Question

For the following problems, perform the multiplications and combine any like terms.$$y(y+7)$$

Answer

**step1 Apply the distributive property**

To multiply the expression $$y(y+7)$$, we use the distributive property. This means we multiply the term outside the parenthesis ($$y$$) by each term inside the parenthesis ($$y$$ and $$7$$) separately.

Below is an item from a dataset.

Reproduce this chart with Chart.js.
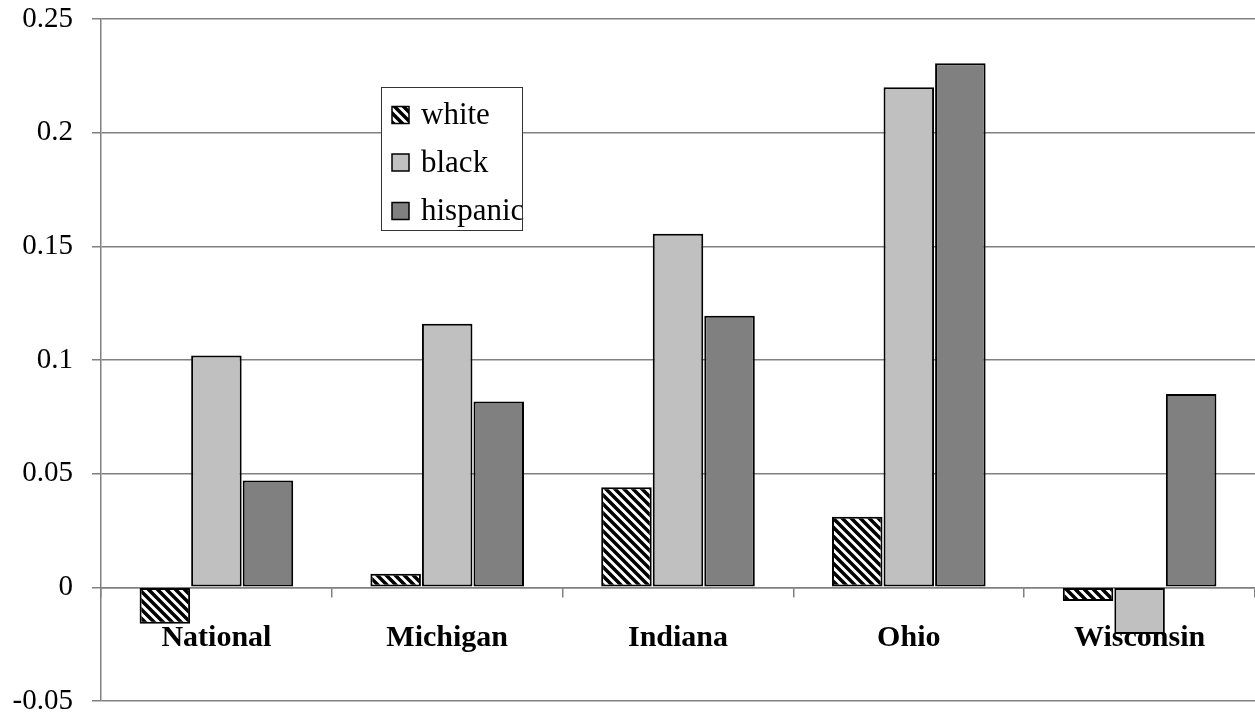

$$y \times y + y \times 7$$

**step2 Perform the multiplications**

Now, we perform the individual multiplications. When multiplying a variable by itself, we add the exponents. When multiplying a variable by a number, we write the number first.

$$y \times y = y^2$$

$$y \times 7 = 7y$$

**step3 Combine the results**

Finally, we combine the results of the multiplications. Since $$y^2$$ and $$7y$$ are not like terms (they have different variable parts, one is $$y^2$$ and the other is $$y$$), they cannot be combined further.

$$y^2 + 7y$$

Alternative answer

Answer: $y^2 + 7y$ Explain
This is a question about multiplying a number or letter by things inside parentheses (it's called the distributive property!) . The solving step is:

First, we take the 'y' outside the parentheses and multiply it by the first 'y' inside. So, y multiplied by y is $y^2$.
Next, we take the 'y' outside the parentheses again and multiply it by the '7' inside. So, y multiplied by 7 is $7y$.
Then, we just put those two results together with the plus sign from the original problem: $y^2 + 7y$.
Since $y^2$ and $7y$ are different kinds of terms (one has a little '2' on it and one doesn't), we can't add them up or combine them. So, $y^2 + 7y$ is our final answer!

Alternative answer

Answer: $y^2 + 7y$ Explain
This is a question about the distributive property in algebra . The solving step is:

First, I multiply $y$ by $y$, which gives me $y^2$.
Then, I multiply $y$ by $7$, which gives me $7y$.
Finally, I put these two parts together: $y^2 + 7y$. Since $y^2$ and $7y$ are not "like terms" (one has $y$ squared and the other just $y$), I can't combine them any further.

Alternative answer

Answer: $y^2 + 7y$ Explain
This is a question about the distributive property and combining like terms . The solving step is:

Hey friend! This problem, $y(y+7)$, has something right outside the parentheses. When you see that, it means we need to multiply the thing outside (which is $y$) by *every* single thing inside the parentheses. This is called the distributive property!

1. **Multiply the $y$ outside by the first term inside ($y$).**
$y \times y = y^2$ (That's $y$ squared, like $3 \times 3$ is $3^2$).

2. **Multiply the $y$ outside by the second term inside ($+7$).**
$y \times 7 = 7y$ (We usually put the number first).

3. **Put them together.**
So, we get $y^2 + 7y$.

Can we add $y^2$ and $7y$ together? No, we can't! They're not "like terms." Think of it like trying to add apples and oranges – one is $y$ squared, and the other is just $y$. They are different kinds of terms, so we leave them as they are!